Internationalisation ou américanisation du droit public : l’exemple paradoxal du droit du cyberespace confronté à la notion d’ordre public
1 Professeur, Directeur de l’IREENAT, Université de Lille 2.
Résumé
Pour les États récepteurs d’un message diffusé sur le Web, il est difficile d’y faire respecter leur propre ordre public interne. Pour y parvenir, il faudra un réel rapport de puissance ou de contrainte à l’encontre d’un contrevenant sur le Web. L’auteur nous illustre cette idée à travers deux affaires sensiblement identiques pour ce qu’il en est des faits, mais diamétralement opposées pour ce qu’il en est de leur conclusion. Dans l’une (Yahoo! Inc.), l’État français, confronté à plusieurs difficultés, ne réussit aucunement à faire respecter sa législation dans le monde virtuel de l’Internet. Dans l’autre (World Sports Exchange), l’État américain réussit aisément à condamner un homme qui violait sa législation à travers le Web et ce, même si le site Internet de cet homme n’était pas hébergé aux États-Unis.

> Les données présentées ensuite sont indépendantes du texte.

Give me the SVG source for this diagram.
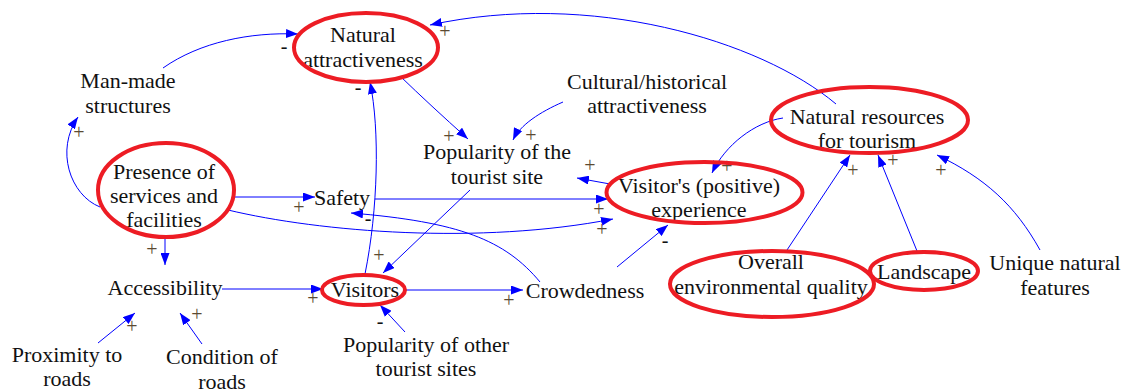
<svg xmlns="http://www.w3.org/2000/svg" width="1131" height="392" viewBox="0 0 1131 392">
  <defs>
    <marker id="ah" markerWidth="12" markerHeight="9" refX="12" refY="4.5" orient="auto" markerUnits="userSpaceOnUse">
      <path d="M0,0 L12,4.5 L0,9 z" fill="#0000ff"/>
    </marker>
    <style>
      .lbl { font-size: 22px; fill: #111; text-anchor: middle; }
      .sg { font-size: 20px; fill: #5b4a32; text-anchor: middle; }
      .ng { font-size: 20px; fill: #111; text-anchor: middle; }
      .cn { fill: none; stroke: #0000ff; stroke-width: 1; marker-end: url(#ah); }
      .hl { fill: none; stroke: #ed1c24; stroke-width: 4; }
    </style>
  </defs>
  <rect width="1131" height="392" fill="#ffffff"/>

  <!-- causal links -->
  <g id="connectors">
    <path class="cn" d="M163,68 C200,42 250,32 298,34"/>
    <path class="cn" d="M100,207 C70,195 55,150 78,117"/>
    <path class="cn" d="M836,104 C760,40 590,-10 430,25"/>
    <path class="cn" d="M400,76 Q430,105 468,139"/>
    <path class="cn" d="M563,102 C540,112 520,125 513,140"/>
    <path class="cn" d="M610,184 L577,178"/>
    <path class="cn" d="M783,118 C755,122 725,145 712,173"/>
    <path class="cn" d="M232,197 L315,197"/>
    <path class="cn" d="M375,199 L608,199"/>
    <path class="cn" d="M228,210 C320,232 480,245 613,219"/>
    <path class="cn" d="M540,282 C505,240 460,222 351,213"/>
    <path class="cn" d="M365,274 C378,210 380,130 370,82"/>
    <path class="cn" d="M470,190 L383,273"/>
    <path class="cn" d="M165,237 L165,265"/>
    <path class="cn" d="M222,289 L323,289"/>
    <path class="cn" d="M405,290 L523,290"/>
    <path class="cn" d="M98,343 L135,313"/>
    <path class="cn" d="M202,344 L180,313"/>
    <path class="cn" d="M405,332 L380,305"/>
    <path class="cn" d="M617,267 L668,225"/>
    <path class="cn" d="M787,250 L850,155"/>
    <path class="cn" d="M917,251 L878,155"/>
    <path class="cn" d="M1040,250 C1015,205 985,178 937,155"/>
  </g>

  <!-- link polarities -->
  <g id="polarities" font-family="'Liberation Serif', 'Times New Roman', Times, serif">
    <text class="ng" x="284" y="53">-</text>
    <text class="ng" x="358" y="94">-</text>
    <text class="sg" x="79" y="139">+</text>
    <text class="sg" x="445" y="38">+</text>
    <text class="sg" x="449" y="143">+</text>
    <text class="sg" x="531" y="142">+</text>
    <text class="sg" x="590" y="172">+</text>
    <text class="sg" x="727" y="173">+</text>
    <text class="sg" x="853" y="177">+</text>
    <text class="sg" x="893" y="167">+</text>
    <text class="sg" x="941" y="177">+</text>
    <text class="sg" x="299" y="214">+</text>
    <text class="ng" x="368" y="225">-</text>
    <text class="sg" x="379" y="262">+</text>
    <text class="sg" x="599" y="216">+</text>
    <text class="sg" x="602" y="236">+</text>
    <text class="ng" x="665" y="247">-</text>
    <text class="sg" x="152" y="256">+</text>
    <text class="sg" x="313" y="305">+</text>
    <text class="sg" x="132" y="333">+</text>
    <text class="sg" x="197" y="321">+</text>
    <text class="ng" x="380" y="328">-</text>
    <text class="sg" x="509" y="307">+</text>
  </g>

  <g id="nodes" font-family="'Liberation Serif', 'Times New Roman', Times, serif">
    <g id="natural-attractiveness">
      <text class="lbl" x="363" y="42">Natural</text>
      <text class="lbl" x="363" y="67">attractiveness</text>
      <ellipse class="hl" cx="366" cy="47.5" rx="72" ry="34.5"/>
    </g>
    <g id="man-made-structures">
      <text class="lbl" x="128" y="88">Man-made</text>
      <text class="lbl" x="128" y="113">structures</text>
    </g>
    <g id="cultural-historical-attractiveness">
      <text class="lbl" x="647" y="89">Cultural/historical</text>
      <text class="lbl" x="647" y="113">attractiveness</text>
    </g>
    <g id="popularity-of-site">
      <text class="lbl" x="497" y="159">Popularity of the</text>
      <text class="lbl" x="497" y="184">tourist site</text>
    </g>
    <g id="natural-resources">
      <text class="lbl" x="867" y="124">Natural resources</text>
      <text class="lbl" x="867" y="148">for tourism</text>
      <ellipse class="hl" cx="869.5" cy="120" rx="98.5" ry="33"/>
    </g>
    <g id="presence-of-services">
      <text class="lbl" x="164" y="179">Presence of</text>
      <text class="lbl" x="164" y="203">services and</text>
      <text class="lbl" x="164" y="227">facilities</text>
      <ellipse class="hl" cx="166" cy="190" rx="68" ry="47"/>
    </g>
    <g id="safety">
      <text class="lbl" x="342" y="205">Safety</text>
    </g>
    <g id="visitor-experience">
      <text class="lbl" x="699" y="193">Visitor's (positive)</text>
      <text class="lbl" x="699" y="217">experience</text>
      <ellipse class="hl" cx="704.5" cy="192.5" rx="98" ry="30.5"/>
    </g>
    <g id="accessibility">
      <text class="lbl" x="165" y="295">Accessibility</text>
    </g>
    <g id="visitors">
      <text class="lbl" x="365" y="297">Visitors</text>
      <ellipse class="hl" cx="363.5" cy="290" rx="41.5" ry="15"/>
    </g>
    <g id="crowdedness">
      <text class="lbl" x="585" y="298">Crowdedness</text>
    </g>
    <g id="proximity-to-roads">
      <text class="lbl" x="67" y="362">Proximity to</text>
      <text class="lbl" x="67" y="386">roads</text>
    </g>
    <g id="condition-of-roads">
      <text class="lbl" x="222" y="364">Condition of</text>
      <text class="lbl" x="222" y="389">roads</text>
    </g>
    <g id="popularity-of-other-sites">
      <text class="lbl" x="426" y="352">Popularity of other</text>
      <text class="lbl" x="426" y="376">tourist sites</text>
    </g>
    <g id="environmental-quality">
      <text class="lbl" x="771" y="269">Overall</text>
      <text class="lbl" x="771" y="294">environmental quality</text>
      <ellipse class="hl" cx="772" cy="284" rx="102" ry="33"/>
    </g>
    <g id="landscape">
      <text class="lbl" x="924" y="279">Landscape</text>
      <ellipse class="hl" cx="924" cy="271" rx="54" ry="19"/>
    </g>
    <g id="unique-natural-features">
      <text class="lbl" x="1055" y="270">Unique natural</text>
      <text class="lbl" x="1055" y="295">features</text>
    </g>
  </g>
</svg>
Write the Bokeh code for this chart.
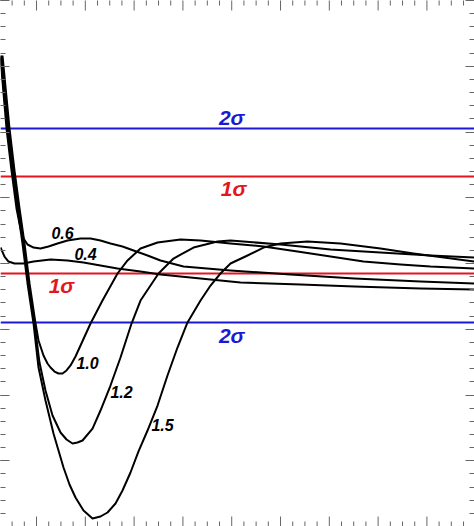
from bokeh.plotting import figure
from bokeh.models import Range1d, LinearAxis, FixedTicker
from bokeh.core.properties import value
from bokeh.embed import file_html
from bokeh.resources import INLINE

# ---- axis ticks (no labels shown in the original) ----
x_major = [0, 1, 2, 3, 4, 5, 6, 7, 8]
x_minor = [i * 0.25 for i in range(-2, 36) if i % 4 != 0]
y_major = [0, 1, 2, 3, 4, 5, 6, 7, 8]
y_minor = [i * 0.2 for i in range(0, 41)]

# ---- significance levels ----
two_sigma_hi = 6.053
one_sigma_hi = 5.323
one_sigma_lo = 3.848
two_sigma_lo = 3.103

# ---- curves ----
x_15 = [-0.738, -0.594, -0.492, -0.389, -0.287, -0.184, -0.061, 0.041, 0.184, 0.348, 0.553, 0.676,
        0.799, 0.963, 1.148, 1.311, 1.455, 1.619, 1.762, 1.926, 2.090, 2.275, 2.480, 2.684, 2.889,
        3.094, 3.361, 3.566, 3.770, 3.975, 4.324, 4.652, 5.000, 5.553, 6.230, 7.049, 7.725, 8.975]
y_15 = [7.163, 6.053, 5.414, 4.837, 4.304, 3.696, 3.087, 2.418, 1.916, 1.414, 0.897, 0.639,
        0.441, 0.243, 0.122, 0.152, 0.213, 0.350, 0.548, 0.821, 1.141, 1.460, 1.840, 2.297, 2.722,
        3.103, 3.437, 3.665, 3.848, 4.000, 4.122, 4.243, 4.304, 4.335, 4.304, 4.228, 4.152, 4.030]

x_12 = [-0.717, -0.574, -0.471, -0.369, -0.266, -0.164, -0.041, 0.061, 0.184, 0.328, 0.492, 0.615,
        0.738, 0.840, 0.943, 1.148, 1.311, 1.516, 1.721, 1.947, 2.131, 2.500, 2.807, 3.217, 3.709,
        3.975, 5.000, 6.025, 7.049, 8.074, 8.975]
y_12 = [7.163, 6.053, 5.414, 4.837, 4.304, 3.696, 3.087, 2.494, 2.068, 1.688, 1.430, 1.323,
        1.262, 1.278, 1.308, 1.490, 1.764, 2.144, 2.570, 3.087, 3.437, 3.848, 4.076, 4.243, 4.335,
        4.350, 4.289, 4.213, 4.167, 4.122, 4.091]

x_10 = [-0.697, -0.553, -0.451, -0.348, -0.246, -0.143, -0.020, 0.041, 0.143, 0.225, 0.287, 0.369,
        0.451, 0.533, 0.615, 0.697, 0.799, 0.902, 1.107, 1.352, 1.660, 1.865, 2.131, 2.480, 2.951,
        3.361, 3.975, 4.652, 5.348, 6.025, 6.701, 7.459, 8.074, 8.975]
y_10 = [7.163, 6.053, 5.414, 4.837, 4.304, 3.696, 3.087, 2.829, 2.601, 2.479, 2.418, 2.357,
        2.327, 2.327, 2.373, 2.449, 2.586, 2.753, 3.087, 3.437, 3.848, 4.046, 4.228, 4.319, 4.365,
        4.350, 4.304, 4.259, 4.183, 4.106, 4.030, 3.985, 3.954, 3.924]

x_06 = [-0.738, -0.615, -0.512, -0.410, -0.328, -0.266, -0.184, -0.061, 0.082, 0.246, 0.430, 0.635,
        0.902, 1.107, 1.311, 1.516, 1.762, 1.988, 2.275, 2.541, 3.012, 3.975, 5.205, 6.516, 7.869,
        8.975]
y_06 = [7.133, 6.053, 5.414, 4.837, 4.532, 4.380, 4.289, 4.243, 4.228, 4.259, 4.304, 4.350,
        4.380, 4.380, 4.350, 4.304, 4.259, 4.198, 4.122, 4.046, 3.954, 3.894, 3.833, 3.772, 3.726,
        3.696]

x_04 = [-0.738, -0.656, -0.574, -0.451, -0.266, -0.061, 0.287, 0.635, 0.963, 1.311, 1.660, 2.131,
        2.541, 3.361, 4.180, 5.410, 6.516, 7.869, 8.975]
y_04 = [4.243, 4.106, 4.030, 4.000, 4.000, 4.030, 4.061, 4.046, 4.015, 3.970, 3.924, 3.878,
        3.833, 3.772, 3.711, 3.681, 3.650, 3.620, 3.605]

# ---- curve labels ----
curve_labels = ["0.6", "0.4", "1.0", "1.2", "1.5"]
curve_label_x = [0.533, 1.004, 1.045, 1.742, 2.582]
curve_label_y = [4.471, 4.152, 2.494, 2.053, 1.551]

sigma_labels = ["2σ", "1σ", "1σ", "2σ"]
sigma_label_x = [4.000, 4.037, 0.512, 4.000]
sigma_label_y = [6.221, 5.141, 3.665, 2.905]
BLUE = "#1a1ad6"
RED = "#e3161e"
sigma_colors = [BLUE, RED, RED, BLUE]

W, H = 474, 526
X0, X1, Y0, Y1 = -0.738, 8.975, 0.0, 8.0

p = figure(width=W, height=H, x_range=Range1d(X0, X1), y_range=Range1d(Y0, Y1),
           output_backend="svg", toolbar_location=None, min_border=0, title=None,
           x_axis_type=None, y_axis_type=None)
p.outline_line_color = None
p.background_fill_color = "white"
p.border_fill_color = "white"

def make_axis(ticks, minor, major_len):
    ax = LinearAxis(ticker=FixedTicker(ticks=ticks, minor_ticks=minor))
    ax.major_label_text_font_size = "0px"
    ax.major_label_overrides = {t: "" for t in ticks}
    ax.major_label_standoff = 0
    ax.major_tick_in = major_len
    ax.major_tick_out = 0
    ax.minor_tick_in = 5
    ax.minor_tick_out = 0
    ax.axis_line_color = None
    ax.major_tick_line_color = "#666666"
    ax.minor_tick_line_color = "#666666"
    return ax

p.add_layout(make_axis(y_major, y_minor, 9), "left")
p.add_layout(make_axis(y_major, y_minor, 9), "right")

# bottom tick marks as short segments pointing into the plot
tick_col = "#666666"
unit_per_px = (Y1 - Y0) / H
for ticks, length in ((x_major, 10), (x_minor, 5)):
    n = len(ticks)
    dy = length * unit_per_px
    p.segment(x0=ticks, y0=[Y0] * n, x1=ticks, y1=[Y0 + dy] * n,
              line_color=tick_col, line_width=1)

# top tick marks drawn as screen-sized rectangles hanging from the top edge
for ticks, length in ((x_major, 10), (x_minor, 5)):
    n = len(ticks)
    p.rect(x=ticks, y=[Y1] * n, width=1, height=2 * length,
           width_units="screen", height_units="screen",
           fill_color=tick_col, line_color=None)

x_span = [X0, X1]
p.line(x_span, [two_sigma_hi, two_sigma_hi], line_color=BLUE, line_width=2)
p.line(x_span, [one_sigma_hi, one_sigma_hi], line_color=RED, line_width=1.8)
p.line(x_span, [one_sigma_lo, one_sigma_lo], line_color=RED, line_width=1.8)
p.line(x_span, [two_sigma_lo, two_sigma_lo], line_color=BLUE, line_width=2)

for xs, ys in [(x_04, y_04), (x_06, y_06), (x_10, y_10), (x_12, y_12), (x_15, y_15)]:
    p.line(xs, ys, line_color="black", line_width=2, line_join="round")

p.text(curve_label_x, curve_label_y, text=curve_labels, text_font=value("Liberation Sans"),
       text_font_style="bold italic", text_font_size="16px", text_align="center",
       text_baseline="middle", text_color="black")
p.text(sigma_label_x, sigma_label_y, text=sigma_labels, text_font=value("Liberation Sans"),
       text_font_style="bold italic", text_font_size="21px", text_align="center",
       text_baseline="middle", text_color=sigma_colors)

open("out.html", "w").write(file_html(p, INLINE))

Constatant ces divergences, l’auteur se questionne alors quant à savoir s’il n’y existerait pas une définition commune d’un ordre public international face à Internet. Il souligne l’importance de trouver une réponse rapide à cette question et ce, dans le but d’échapper aux inégalités de fait entre les États et surtout à la prééminence de fait des États-Unis. D’ailleurs, à la lumière de l’analyse de l’Accord PNR (conclu entre l’Europe et les États-Unis), l’auteur nous démontre bien cette prééminence en matière de terrorisme. Il en vient alors à la conclusion que l’internationalisation du droit applicable dans le domaine du cyberespace semble être la seule solution possible pour en arriver à un respect de l’égalité des États dans ce domaine.
English
States that receive messages broadcast over the Internet have difficulty ensuring compliance with their own legislation on domestic public order. Ensuring compliance would require real power or control over lawbreakers on the Web. The author illustrates this idea through two cases that seem to have virtually identical facts, but which were concluded in diametrically opposed ways. In one case (Yahoo! Inc.), the French government was faced with a number of problems and completely failed to obtain compliance with its legislation in the virtual world of the Internet. In the other case (World Sports Exchange), the American government had no trouble convicting a man who violated its legislation over the Web, even though the man’s Website was not hosted in the United States.
Given these differences, the author asks whether there is a shared definition of international public order with respect to the Internet. He highlights the importance of finding an answer to this question quickly in order to attenuate de facto inequalities among states and especially the de facto pre-eminence of the United States. Moreover, in light of an analysis of the PNR Agreement (between Europe and the United States), the author demonstrates this pre-eminence in relation to terrorism. He then concludes that internationalization of law applicable in cyberspace seems to be the only possible way to achieve respect for equality among states in this area.